(Records with drawing code)

[Begin]

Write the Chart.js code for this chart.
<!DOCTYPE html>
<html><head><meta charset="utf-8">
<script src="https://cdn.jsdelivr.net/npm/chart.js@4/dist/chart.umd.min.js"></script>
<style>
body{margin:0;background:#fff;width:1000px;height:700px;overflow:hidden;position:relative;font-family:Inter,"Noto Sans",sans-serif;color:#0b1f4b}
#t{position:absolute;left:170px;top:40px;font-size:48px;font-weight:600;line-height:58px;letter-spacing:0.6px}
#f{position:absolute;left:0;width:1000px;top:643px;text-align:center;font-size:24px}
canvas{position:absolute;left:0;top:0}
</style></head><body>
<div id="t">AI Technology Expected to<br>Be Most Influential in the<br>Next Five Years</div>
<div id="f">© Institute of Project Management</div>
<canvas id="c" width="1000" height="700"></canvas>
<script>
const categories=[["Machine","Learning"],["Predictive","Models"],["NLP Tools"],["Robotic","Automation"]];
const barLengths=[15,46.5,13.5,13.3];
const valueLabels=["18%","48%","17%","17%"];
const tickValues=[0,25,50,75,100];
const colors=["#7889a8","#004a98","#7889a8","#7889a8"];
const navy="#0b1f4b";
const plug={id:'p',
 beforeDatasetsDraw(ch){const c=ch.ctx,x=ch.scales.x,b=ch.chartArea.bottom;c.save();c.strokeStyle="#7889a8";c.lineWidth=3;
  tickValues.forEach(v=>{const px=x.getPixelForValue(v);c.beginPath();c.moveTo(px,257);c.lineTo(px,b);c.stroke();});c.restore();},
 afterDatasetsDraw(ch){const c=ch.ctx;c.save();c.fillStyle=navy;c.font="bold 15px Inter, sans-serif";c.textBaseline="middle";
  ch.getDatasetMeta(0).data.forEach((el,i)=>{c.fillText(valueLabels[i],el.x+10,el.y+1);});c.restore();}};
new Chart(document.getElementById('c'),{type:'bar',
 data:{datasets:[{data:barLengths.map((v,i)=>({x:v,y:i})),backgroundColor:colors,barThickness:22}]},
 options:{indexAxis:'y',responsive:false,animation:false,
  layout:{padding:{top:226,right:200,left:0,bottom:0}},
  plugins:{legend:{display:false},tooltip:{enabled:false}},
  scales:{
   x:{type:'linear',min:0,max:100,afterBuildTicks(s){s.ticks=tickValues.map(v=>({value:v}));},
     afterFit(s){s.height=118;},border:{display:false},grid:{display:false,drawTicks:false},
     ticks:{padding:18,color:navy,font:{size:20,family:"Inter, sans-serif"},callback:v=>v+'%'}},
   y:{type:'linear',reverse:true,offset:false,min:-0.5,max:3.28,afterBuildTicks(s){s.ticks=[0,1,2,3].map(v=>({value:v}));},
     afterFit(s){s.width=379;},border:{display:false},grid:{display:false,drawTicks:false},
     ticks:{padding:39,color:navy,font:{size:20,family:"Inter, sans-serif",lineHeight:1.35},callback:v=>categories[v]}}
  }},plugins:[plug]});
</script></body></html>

[End]
[Begin]

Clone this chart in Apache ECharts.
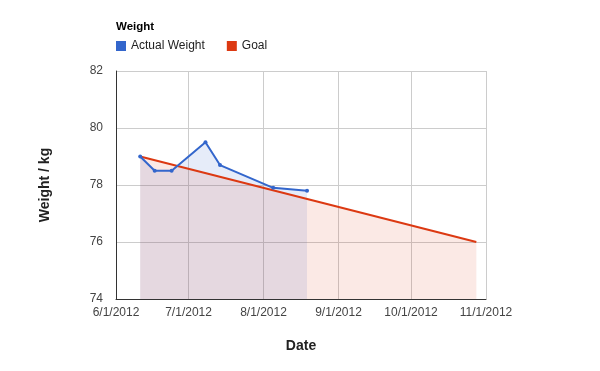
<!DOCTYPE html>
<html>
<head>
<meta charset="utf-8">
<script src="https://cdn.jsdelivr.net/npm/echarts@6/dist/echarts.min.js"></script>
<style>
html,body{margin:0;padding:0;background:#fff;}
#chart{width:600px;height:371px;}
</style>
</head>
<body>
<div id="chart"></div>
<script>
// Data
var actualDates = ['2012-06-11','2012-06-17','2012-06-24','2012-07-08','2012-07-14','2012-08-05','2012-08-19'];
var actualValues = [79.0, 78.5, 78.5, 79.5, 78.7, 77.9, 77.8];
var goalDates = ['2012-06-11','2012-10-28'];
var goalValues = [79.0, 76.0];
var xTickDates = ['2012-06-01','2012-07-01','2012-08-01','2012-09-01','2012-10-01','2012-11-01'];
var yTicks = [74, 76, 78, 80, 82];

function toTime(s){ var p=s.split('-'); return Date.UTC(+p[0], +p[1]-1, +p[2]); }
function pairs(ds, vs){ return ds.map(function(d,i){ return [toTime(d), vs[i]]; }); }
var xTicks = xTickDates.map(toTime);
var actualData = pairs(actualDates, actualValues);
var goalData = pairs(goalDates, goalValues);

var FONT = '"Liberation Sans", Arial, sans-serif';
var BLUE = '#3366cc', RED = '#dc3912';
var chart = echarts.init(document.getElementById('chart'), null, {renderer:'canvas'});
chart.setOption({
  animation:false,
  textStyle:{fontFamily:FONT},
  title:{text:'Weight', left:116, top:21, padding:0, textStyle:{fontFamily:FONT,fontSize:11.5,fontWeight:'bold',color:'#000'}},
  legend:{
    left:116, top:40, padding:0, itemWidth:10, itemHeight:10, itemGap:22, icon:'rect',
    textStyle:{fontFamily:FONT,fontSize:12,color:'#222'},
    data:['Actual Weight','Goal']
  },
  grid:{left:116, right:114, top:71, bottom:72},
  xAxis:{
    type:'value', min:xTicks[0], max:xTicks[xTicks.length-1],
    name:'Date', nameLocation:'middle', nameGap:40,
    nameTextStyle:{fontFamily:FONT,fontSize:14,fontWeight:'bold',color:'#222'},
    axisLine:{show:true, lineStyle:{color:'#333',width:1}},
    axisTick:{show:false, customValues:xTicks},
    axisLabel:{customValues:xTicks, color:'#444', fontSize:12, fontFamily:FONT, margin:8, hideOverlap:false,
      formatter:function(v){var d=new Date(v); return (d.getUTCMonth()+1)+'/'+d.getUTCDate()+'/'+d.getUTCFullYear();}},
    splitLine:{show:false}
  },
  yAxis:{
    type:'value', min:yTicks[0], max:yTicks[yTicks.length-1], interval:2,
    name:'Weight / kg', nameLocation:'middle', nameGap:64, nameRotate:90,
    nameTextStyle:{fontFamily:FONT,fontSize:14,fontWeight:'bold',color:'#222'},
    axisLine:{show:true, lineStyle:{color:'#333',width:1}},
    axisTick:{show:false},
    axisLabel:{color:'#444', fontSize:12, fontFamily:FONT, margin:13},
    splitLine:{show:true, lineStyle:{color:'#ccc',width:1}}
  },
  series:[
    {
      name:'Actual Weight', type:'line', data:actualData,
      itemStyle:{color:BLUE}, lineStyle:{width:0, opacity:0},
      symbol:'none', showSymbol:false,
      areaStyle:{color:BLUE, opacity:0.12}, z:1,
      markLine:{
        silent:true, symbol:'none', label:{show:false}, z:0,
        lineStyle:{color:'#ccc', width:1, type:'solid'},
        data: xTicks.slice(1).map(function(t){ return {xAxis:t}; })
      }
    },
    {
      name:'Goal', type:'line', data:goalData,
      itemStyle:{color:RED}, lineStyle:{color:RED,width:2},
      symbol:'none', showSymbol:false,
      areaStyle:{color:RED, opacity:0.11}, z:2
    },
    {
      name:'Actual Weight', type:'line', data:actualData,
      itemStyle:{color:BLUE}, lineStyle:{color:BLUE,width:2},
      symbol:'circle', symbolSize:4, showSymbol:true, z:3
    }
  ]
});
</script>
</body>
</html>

[End]
[Begin]

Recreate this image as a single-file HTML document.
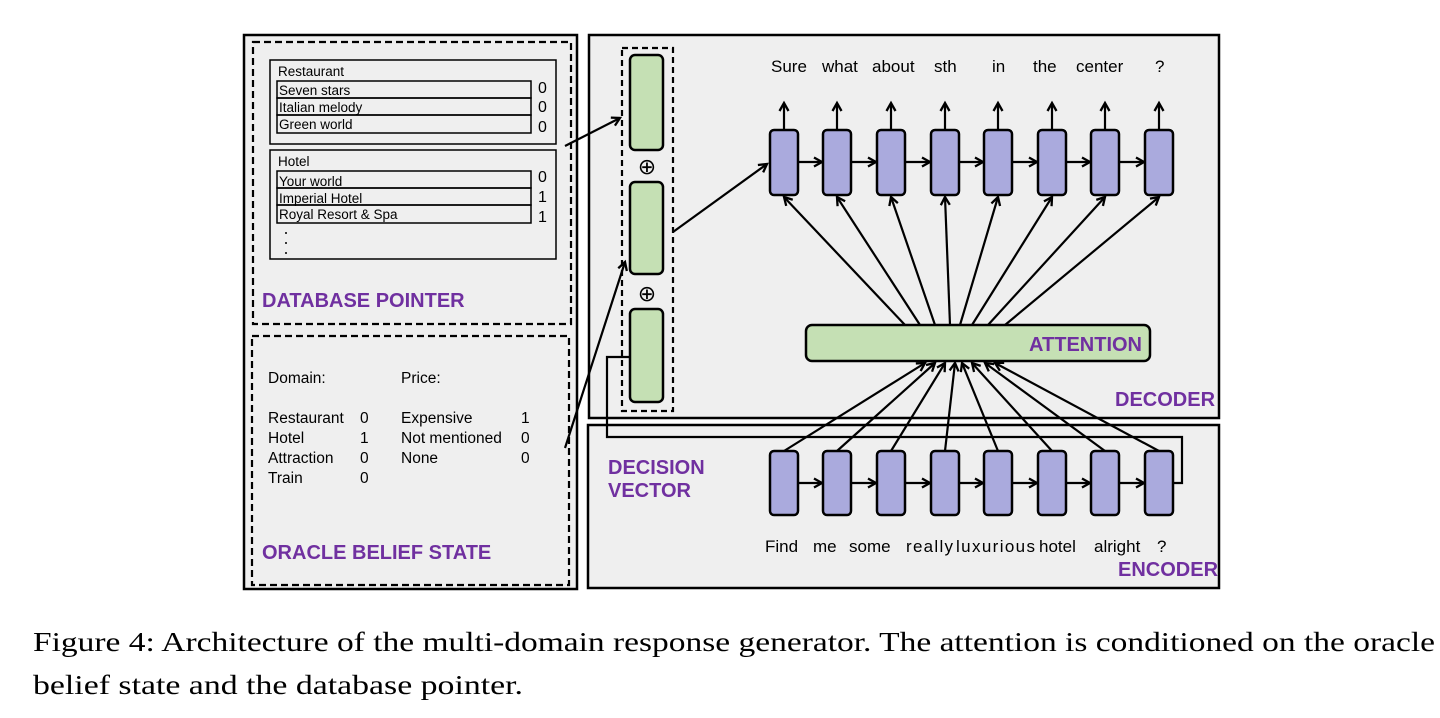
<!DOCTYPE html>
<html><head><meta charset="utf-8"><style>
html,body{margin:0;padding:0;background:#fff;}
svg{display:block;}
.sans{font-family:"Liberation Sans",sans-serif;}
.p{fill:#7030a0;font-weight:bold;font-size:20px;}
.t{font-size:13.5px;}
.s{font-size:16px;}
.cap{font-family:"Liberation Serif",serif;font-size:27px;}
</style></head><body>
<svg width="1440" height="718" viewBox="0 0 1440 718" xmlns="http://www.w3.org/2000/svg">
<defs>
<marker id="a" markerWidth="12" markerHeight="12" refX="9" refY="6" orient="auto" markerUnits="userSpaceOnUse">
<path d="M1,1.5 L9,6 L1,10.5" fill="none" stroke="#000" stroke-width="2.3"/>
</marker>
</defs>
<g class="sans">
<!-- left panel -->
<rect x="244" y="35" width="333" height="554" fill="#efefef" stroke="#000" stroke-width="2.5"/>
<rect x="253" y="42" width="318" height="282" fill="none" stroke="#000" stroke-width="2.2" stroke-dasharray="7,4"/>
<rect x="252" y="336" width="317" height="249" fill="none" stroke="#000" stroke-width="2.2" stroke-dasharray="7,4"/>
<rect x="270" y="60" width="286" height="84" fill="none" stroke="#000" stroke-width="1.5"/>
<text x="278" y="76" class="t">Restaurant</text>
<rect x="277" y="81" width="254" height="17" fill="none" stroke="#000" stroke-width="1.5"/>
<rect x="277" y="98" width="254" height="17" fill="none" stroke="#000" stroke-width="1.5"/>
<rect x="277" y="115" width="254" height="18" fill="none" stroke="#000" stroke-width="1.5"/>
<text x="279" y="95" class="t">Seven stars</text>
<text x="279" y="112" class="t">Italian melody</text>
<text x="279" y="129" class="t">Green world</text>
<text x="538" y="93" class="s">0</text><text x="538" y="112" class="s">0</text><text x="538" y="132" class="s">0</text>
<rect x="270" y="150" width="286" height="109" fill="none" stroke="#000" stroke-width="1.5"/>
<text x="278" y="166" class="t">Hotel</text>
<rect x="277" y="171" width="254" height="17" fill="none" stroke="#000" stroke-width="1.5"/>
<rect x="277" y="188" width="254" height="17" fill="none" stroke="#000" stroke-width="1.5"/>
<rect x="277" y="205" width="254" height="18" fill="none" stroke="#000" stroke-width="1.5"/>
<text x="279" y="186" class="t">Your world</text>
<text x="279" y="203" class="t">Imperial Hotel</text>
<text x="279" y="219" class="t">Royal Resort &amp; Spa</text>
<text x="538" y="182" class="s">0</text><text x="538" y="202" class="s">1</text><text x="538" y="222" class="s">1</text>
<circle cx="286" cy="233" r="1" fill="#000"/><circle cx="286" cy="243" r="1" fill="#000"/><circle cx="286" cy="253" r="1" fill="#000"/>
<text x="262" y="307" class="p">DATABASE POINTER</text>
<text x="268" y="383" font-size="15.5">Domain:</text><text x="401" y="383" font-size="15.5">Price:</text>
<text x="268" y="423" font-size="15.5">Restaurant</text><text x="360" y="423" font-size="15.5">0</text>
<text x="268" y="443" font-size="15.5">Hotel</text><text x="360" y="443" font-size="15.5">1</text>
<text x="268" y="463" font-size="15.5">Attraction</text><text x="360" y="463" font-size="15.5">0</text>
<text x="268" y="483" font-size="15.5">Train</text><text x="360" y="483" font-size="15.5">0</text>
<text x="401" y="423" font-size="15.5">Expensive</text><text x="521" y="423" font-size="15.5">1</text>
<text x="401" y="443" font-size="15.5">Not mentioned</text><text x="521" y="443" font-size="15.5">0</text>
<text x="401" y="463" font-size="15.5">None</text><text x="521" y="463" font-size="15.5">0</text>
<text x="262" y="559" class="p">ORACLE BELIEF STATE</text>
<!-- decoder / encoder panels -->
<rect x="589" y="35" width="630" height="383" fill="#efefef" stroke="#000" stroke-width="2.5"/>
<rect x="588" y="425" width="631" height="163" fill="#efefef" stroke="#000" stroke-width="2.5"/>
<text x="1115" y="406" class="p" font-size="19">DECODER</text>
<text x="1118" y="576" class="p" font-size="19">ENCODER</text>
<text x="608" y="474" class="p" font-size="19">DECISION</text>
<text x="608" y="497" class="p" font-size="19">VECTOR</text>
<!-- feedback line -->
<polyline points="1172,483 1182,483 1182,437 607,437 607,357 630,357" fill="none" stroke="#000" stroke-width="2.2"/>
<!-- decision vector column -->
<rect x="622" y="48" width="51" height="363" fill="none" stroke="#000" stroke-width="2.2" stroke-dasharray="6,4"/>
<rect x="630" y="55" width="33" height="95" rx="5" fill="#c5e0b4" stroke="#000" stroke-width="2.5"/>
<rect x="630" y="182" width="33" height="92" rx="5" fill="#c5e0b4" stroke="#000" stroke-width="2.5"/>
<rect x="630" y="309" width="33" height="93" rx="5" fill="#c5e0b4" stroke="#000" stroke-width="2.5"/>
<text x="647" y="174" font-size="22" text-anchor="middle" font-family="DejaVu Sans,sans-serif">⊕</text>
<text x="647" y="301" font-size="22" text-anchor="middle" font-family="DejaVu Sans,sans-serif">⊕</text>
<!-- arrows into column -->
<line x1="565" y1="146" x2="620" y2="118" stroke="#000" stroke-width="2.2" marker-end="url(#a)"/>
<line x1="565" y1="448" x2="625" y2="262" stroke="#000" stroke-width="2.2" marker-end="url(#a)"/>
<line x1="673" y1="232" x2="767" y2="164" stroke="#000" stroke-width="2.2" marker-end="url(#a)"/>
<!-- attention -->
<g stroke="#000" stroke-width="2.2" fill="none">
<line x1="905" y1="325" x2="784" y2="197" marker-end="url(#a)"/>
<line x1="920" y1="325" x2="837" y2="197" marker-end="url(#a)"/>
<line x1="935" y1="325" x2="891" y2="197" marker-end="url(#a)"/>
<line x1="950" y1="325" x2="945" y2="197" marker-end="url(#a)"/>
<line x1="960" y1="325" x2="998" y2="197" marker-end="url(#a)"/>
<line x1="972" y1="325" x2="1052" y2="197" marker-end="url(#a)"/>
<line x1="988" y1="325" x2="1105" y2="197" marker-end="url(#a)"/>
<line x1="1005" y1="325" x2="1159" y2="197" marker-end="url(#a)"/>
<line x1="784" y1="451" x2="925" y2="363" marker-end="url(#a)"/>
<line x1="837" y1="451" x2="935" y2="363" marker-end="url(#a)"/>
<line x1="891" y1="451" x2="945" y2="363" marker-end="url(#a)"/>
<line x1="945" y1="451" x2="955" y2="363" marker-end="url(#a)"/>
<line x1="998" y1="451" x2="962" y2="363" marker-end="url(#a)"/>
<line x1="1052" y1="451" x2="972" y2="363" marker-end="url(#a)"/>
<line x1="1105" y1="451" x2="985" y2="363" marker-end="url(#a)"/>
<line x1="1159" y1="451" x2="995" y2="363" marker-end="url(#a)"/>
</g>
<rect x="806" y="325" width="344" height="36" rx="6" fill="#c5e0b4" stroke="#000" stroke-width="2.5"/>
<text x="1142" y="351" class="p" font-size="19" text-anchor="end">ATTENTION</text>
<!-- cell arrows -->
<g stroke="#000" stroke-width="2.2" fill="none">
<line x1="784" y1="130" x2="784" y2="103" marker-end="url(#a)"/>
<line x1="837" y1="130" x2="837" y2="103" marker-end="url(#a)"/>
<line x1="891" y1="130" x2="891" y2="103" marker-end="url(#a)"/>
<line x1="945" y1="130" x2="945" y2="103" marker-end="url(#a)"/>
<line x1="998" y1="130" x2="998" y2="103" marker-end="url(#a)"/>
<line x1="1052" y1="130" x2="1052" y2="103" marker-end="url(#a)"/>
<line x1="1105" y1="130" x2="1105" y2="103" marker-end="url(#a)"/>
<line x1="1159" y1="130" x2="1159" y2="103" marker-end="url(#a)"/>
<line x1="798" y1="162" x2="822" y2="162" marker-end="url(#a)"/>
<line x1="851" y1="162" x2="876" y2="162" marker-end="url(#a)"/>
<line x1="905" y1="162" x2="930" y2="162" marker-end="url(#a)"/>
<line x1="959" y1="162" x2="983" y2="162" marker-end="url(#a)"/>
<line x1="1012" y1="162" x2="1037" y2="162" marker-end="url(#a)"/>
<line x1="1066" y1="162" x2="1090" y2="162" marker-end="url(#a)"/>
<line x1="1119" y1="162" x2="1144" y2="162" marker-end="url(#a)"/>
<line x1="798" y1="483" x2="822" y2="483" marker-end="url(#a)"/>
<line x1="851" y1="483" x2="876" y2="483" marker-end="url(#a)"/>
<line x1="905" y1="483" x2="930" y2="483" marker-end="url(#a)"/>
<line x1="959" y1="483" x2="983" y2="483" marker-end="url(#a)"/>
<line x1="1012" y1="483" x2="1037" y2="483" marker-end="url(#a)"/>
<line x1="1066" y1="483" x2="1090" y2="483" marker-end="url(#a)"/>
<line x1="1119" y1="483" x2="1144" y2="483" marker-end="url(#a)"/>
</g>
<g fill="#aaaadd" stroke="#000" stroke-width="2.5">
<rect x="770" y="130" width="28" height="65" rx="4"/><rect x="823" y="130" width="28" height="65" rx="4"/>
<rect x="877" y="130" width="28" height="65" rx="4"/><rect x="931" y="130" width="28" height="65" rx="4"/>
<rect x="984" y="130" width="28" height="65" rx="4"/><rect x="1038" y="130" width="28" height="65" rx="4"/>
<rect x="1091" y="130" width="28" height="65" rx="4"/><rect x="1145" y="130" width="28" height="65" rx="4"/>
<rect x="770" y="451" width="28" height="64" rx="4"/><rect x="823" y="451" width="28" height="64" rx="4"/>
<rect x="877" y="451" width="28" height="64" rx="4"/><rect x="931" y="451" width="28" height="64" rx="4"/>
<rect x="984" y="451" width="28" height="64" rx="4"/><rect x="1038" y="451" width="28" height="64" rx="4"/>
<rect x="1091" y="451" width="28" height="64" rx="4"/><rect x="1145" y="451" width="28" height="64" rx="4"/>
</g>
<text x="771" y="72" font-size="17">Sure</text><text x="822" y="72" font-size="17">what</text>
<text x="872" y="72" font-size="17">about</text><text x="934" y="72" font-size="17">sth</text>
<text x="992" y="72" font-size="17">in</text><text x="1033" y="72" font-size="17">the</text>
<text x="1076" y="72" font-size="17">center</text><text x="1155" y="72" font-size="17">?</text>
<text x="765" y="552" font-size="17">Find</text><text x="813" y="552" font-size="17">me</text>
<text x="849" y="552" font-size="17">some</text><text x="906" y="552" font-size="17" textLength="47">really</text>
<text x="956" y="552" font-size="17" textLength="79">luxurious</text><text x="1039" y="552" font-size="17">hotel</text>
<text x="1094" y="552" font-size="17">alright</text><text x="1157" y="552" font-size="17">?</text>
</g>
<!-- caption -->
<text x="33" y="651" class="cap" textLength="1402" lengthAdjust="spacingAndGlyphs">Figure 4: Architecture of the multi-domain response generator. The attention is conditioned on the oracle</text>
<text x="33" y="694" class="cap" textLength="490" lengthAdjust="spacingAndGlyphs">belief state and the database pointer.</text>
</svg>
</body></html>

[End]

▸ Given task
Your task is to retype exactly the lines from the one containing "Clone this chart in Apache ECharts." through the one containing "var goalData = pairs(goalDates, goalValues);", leaving every picture out.

▸ Response to this exercise
Clone this chart in Apache ECharts.
<!DOCTYPE html>
<html>
<head>
<meta charset="utf-8">
<script src="https://cdn.jsdelivr.net/npm/echarts@6/dist/echarts.min.js"></script>
<style>
html,body{margin:0;padding:0;background:#fff;}
#chart{width:600px;height:371px;}
</style>
</head>
<body>
<div id="chart"></div>
<script>
// Data
var actualDates = ['2012-06-11','2012-06-17','2012-06-24','2012-07-08','2012-07-14','2012-08-05','2012-08-19'];
var actualValues = [79.0, 78.5, 78.5, 79.5, 78.7, 77.9, 77.8];
var goalDates = ['2012-06-11','2012-10-28'];
var goalValues = [79.0, 76.0];
var xTickDates = ['2012-06-01','2012-07-01','2012-08-01','2012-09-01','2012-10-01','2012-11-01'];
var yTicks = [74, 76, 78, 80, 82];

function toTime(s){ var p=s.split('-'); return Date.UTC(+p[0], +p[1]-1, +p[2]); }
function pairs(ds, vs){ return ds.map(function(d,i){ return [toTime(d), vs[i]]; }); }
var xTicks = xTickDates.map(toTime);
var actualData = pairs(actualDates, actualValues);
var goalData = pairs(goalDates, goalValues);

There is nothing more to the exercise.